### Aim
Using the data below, return word for word every line from the one holding "Write the matplotlib code for this chart." down to the one holding "solid_joinstyle='round', zorder=4)". Leave pictures out.

### Data supplied
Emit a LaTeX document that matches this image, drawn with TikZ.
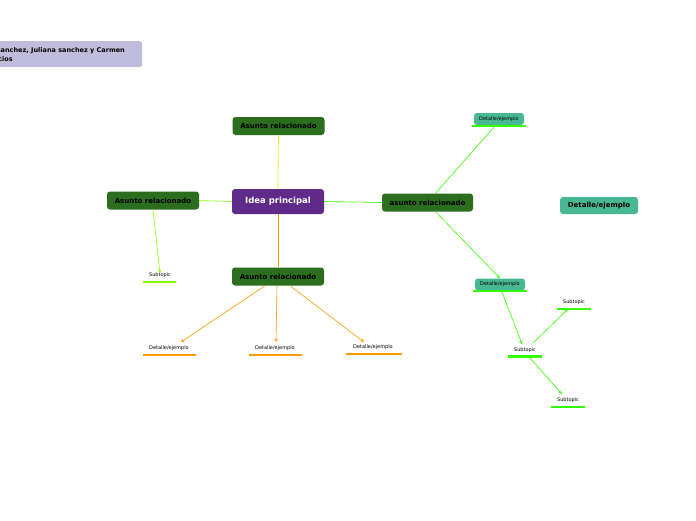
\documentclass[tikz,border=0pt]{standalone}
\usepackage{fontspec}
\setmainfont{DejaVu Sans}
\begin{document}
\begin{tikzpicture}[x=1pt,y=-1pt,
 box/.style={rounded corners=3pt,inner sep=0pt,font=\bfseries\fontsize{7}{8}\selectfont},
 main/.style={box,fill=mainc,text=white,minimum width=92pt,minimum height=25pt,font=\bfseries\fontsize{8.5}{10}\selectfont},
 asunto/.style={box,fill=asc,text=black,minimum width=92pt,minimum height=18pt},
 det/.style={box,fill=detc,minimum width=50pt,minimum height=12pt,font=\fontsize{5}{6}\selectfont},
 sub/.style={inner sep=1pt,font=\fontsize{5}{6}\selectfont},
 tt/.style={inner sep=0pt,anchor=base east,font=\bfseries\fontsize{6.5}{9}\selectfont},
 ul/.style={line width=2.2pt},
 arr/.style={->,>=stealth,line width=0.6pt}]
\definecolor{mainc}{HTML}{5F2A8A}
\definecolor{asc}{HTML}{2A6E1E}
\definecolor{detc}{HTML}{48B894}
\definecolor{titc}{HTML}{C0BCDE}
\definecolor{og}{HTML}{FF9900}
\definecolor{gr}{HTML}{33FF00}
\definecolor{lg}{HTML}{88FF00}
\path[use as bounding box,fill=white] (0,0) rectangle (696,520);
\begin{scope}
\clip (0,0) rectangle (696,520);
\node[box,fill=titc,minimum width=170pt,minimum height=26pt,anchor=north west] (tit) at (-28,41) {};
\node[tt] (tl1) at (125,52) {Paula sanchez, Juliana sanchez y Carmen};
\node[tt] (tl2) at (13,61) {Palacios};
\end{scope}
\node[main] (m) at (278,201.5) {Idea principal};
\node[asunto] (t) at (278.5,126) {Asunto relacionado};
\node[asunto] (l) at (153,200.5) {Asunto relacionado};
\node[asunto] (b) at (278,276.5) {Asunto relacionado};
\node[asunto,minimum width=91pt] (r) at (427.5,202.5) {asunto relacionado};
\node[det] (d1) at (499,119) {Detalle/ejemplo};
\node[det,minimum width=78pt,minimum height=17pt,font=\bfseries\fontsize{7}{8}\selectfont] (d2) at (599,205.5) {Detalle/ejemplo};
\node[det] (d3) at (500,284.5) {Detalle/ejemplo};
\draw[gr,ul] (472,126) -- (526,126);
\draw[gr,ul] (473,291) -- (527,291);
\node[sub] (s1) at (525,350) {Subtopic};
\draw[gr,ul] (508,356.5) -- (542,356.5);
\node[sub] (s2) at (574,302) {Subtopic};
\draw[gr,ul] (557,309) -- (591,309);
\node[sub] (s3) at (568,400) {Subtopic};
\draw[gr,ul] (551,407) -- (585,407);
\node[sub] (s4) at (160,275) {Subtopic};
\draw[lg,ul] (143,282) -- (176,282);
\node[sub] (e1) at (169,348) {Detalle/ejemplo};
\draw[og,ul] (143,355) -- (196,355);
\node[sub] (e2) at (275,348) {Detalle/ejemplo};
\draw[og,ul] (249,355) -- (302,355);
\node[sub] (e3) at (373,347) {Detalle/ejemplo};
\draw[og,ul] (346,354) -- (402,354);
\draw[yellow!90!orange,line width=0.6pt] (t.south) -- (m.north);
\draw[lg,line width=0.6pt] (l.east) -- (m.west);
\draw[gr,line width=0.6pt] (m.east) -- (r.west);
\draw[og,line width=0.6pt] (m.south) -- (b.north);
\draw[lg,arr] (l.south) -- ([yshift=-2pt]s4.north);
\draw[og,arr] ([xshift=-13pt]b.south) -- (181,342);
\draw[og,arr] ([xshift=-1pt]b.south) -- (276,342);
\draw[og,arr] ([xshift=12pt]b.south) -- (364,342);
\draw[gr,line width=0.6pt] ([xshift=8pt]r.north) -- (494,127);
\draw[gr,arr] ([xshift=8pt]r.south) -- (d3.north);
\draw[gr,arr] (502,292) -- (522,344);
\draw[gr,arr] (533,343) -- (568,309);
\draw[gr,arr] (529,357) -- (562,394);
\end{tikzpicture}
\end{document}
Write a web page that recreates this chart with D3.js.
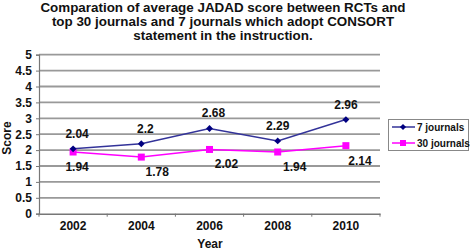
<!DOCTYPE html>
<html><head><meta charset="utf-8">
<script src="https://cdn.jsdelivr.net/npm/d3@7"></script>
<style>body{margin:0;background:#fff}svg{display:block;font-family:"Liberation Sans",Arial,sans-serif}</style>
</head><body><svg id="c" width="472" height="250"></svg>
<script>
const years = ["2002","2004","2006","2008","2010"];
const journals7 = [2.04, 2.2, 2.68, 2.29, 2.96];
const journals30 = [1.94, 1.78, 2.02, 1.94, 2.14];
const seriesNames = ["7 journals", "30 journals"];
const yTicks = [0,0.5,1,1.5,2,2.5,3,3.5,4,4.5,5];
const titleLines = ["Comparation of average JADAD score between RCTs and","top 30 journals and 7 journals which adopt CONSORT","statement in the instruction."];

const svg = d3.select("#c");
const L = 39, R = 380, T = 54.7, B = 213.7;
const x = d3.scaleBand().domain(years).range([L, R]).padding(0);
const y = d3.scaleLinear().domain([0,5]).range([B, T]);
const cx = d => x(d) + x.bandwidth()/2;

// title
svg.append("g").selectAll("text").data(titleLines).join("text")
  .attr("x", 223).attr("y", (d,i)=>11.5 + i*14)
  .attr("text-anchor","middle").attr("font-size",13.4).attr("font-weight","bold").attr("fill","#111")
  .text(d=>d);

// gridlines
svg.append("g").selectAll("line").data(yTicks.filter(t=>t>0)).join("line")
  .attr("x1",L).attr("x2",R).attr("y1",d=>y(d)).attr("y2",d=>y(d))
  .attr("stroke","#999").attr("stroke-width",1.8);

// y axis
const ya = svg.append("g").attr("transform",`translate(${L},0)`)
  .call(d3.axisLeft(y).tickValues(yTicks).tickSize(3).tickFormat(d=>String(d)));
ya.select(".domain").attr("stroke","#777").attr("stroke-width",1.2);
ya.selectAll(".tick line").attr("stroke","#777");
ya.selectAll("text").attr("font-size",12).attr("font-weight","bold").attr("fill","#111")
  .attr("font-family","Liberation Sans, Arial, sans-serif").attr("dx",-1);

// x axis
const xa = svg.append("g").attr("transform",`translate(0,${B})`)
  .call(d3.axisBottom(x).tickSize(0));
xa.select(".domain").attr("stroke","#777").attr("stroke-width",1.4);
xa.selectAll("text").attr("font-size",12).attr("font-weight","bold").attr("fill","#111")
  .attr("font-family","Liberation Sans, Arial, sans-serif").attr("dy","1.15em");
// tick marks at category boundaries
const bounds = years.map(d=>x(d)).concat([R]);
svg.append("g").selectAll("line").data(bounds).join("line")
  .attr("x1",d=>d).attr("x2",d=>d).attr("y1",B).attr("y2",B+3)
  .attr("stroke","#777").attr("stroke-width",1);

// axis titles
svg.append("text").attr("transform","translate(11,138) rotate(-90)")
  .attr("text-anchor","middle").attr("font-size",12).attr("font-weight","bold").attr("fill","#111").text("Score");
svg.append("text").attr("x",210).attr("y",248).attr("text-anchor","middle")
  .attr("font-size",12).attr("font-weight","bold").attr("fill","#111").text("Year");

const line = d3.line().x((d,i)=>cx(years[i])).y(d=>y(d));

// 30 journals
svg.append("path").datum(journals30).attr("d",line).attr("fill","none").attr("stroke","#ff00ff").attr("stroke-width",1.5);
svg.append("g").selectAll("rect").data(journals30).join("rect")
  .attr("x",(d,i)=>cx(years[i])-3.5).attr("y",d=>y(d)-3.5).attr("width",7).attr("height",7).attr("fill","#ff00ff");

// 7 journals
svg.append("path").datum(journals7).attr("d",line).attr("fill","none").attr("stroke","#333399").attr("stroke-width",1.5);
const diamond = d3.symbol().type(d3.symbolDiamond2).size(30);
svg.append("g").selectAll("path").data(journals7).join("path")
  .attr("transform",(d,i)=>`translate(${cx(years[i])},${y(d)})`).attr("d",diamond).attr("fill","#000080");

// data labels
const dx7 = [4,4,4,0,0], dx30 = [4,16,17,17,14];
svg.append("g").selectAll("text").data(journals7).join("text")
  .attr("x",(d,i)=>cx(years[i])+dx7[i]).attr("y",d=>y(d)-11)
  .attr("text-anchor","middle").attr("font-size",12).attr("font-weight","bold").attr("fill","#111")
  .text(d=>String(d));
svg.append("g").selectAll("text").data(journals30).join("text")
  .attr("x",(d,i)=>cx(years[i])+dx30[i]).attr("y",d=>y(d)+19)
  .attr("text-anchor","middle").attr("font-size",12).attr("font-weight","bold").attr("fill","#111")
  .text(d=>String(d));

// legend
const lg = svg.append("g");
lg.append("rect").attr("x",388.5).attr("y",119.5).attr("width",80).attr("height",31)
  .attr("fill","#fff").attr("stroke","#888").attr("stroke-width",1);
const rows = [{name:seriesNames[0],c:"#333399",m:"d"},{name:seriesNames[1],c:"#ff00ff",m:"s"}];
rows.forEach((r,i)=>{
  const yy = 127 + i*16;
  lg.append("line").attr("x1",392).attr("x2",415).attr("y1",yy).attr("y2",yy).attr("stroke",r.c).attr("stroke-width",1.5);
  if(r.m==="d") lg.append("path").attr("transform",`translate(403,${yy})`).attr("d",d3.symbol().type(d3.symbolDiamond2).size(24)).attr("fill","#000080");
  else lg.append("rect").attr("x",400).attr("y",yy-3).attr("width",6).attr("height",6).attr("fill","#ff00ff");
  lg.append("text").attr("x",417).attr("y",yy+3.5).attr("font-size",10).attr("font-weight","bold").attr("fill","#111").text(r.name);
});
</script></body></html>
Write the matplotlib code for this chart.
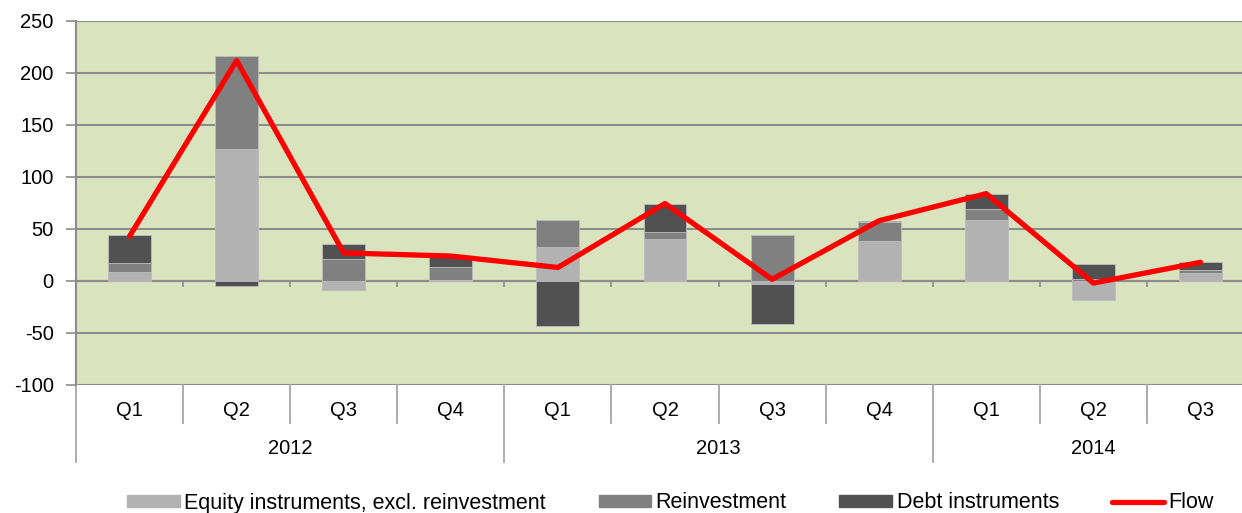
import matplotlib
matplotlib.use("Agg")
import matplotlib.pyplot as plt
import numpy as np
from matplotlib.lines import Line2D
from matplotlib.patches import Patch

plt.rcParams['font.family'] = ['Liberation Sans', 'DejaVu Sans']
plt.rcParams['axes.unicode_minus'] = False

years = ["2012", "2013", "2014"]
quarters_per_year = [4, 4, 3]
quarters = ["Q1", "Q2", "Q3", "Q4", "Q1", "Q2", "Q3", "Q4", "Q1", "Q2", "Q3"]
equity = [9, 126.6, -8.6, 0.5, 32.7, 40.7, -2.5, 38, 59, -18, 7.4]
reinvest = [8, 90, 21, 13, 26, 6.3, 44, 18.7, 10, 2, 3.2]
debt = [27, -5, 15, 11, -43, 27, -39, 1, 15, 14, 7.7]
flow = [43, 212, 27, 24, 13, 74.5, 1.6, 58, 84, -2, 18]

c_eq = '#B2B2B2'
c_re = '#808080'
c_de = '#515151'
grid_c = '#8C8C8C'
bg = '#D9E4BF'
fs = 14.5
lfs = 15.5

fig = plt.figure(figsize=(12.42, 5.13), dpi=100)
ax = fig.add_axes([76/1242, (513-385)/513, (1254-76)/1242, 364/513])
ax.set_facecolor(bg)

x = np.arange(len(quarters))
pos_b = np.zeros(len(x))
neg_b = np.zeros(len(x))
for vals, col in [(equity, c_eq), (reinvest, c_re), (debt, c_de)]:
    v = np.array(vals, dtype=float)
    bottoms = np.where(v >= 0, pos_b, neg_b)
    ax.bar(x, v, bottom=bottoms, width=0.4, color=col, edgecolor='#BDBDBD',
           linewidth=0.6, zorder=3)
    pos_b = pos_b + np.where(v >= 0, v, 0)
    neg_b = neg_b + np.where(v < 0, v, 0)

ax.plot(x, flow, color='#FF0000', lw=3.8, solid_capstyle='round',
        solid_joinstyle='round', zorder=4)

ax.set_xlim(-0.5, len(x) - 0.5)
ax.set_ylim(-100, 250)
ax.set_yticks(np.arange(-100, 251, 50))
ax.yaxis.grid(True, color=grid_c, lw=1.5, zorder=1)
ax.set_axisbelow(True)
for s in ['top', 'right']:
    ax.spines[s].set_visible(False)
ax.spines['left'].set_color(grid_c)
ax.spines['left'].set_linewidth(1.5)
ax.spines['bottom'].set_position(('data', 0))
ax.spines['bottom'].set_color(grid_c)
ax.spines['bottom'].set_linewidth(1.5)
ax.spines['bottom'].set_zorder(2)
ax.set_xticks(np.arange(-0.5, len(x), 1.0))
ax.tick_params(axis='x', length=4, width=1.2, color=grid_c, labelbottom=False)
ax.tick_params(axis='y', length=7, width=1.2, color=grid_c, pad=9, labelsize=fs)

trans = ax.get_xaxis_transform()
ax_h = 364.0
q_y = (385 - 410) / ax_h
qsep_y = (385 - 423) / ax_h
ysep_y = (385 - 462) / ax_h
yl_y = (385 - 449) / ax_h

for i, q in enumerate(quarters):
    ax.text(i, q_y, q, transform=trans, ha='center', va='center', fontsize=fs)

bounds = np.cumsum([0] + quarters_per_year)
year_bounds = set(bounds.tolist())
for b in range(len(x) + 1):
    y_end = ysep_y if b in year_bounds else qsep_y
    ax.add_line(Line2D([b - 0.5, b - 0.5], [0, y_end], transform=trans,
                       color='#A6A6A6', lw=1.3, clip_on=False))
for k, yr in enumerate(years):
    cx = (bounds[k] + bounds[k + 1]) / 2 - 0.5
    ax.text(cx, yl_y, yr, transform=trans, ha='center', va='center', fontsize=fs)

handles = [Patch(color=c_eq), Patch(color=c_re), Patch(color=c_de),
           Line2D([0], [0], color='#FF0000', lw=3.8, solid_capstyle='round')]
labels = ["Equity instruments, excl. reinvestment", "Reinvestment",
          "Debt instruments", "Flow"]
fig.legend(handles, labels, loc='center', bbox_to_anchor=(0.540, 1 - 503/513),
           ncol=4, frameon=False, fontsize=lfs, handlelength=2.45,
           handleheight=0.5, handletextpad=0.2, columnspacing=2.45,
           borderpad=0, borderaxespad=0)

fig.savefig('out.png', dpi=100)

### Response to this task
Write the matplotlib code for this chart.
import matplotlib
matplotlib.use("Agg")
import matplotlib.pyplot as plt
import numpy as np
from matplotlib.lines import Line2D
from matplotlib.patches import Patch

plt.rcParams['font.family'] = ['Liberation Sans', 'DejaVu Sans']
plt.rcParams['axes.unicode_minus'] = False

years = ["2012", "2013", "2014"]
quarters_per_year = [4, 4, 3]
quarters = ["Q1", "Q2", "Q3", "Q4", "Q1", "Q2", "Q3", "Q4", "Q1", "Q2", "Q3"]
equity = [9, 126.6, -8.6, 0.5, 32.7, 40.7, -2.5, 38, 59, -18, 7.4]
reinvest = [8, 90, 21, 13, 26, 6.3, 44, 18.7, 10, 2, 3.2]
debt = [27, -5, 15, 11, -43, 27, -39, 1, 15, 14, 7.7]
flow = [43, 212, 27, 24, 13, 74.5, 1.6, 58, 84, -2, 18]

c_eq = '#B2B2B2'
c_re = '#808080'
c_de = '#515151'
grid_c = '#8C8C8C'
bg = '#D9E4BF'
fs = 14.5
lfs = 15.5

fig = plt.figure(figsize=(12.42, 5.13), dpi=100)
ax = fig.add_axes([76/1242, (513-385)/513, (1254-76)/1242, 364/513])
ax.set_facecolor(bg)

x = np.arange(len(quarters))
pos_b = np.zeros(len(x))
neg_b = np.zeros(len(x))
for vals, col in [(equity, c_eq), (reinvest, c_re), (debt, c_de)]:
    v = np.array(vals, dtype=float)
    bottoms = np.where(v >= 0, pos_b, neg_b)
    ax.bar(x, v, bottom=bottoms, width=0.4, color=col, edgecolor='#BDBDBD',
           linewidth=0.6, zorder=3)
    pos_b = pos_b + np.where(v >= 0, v, 0)
    neg_b = neg_b + np.where(v < 0, v, 0)

ax.plot(x, flow, color='#FF0000', lw=3.8, solid_capstyle='round',
        solid_joinstyle='round', zorder=4)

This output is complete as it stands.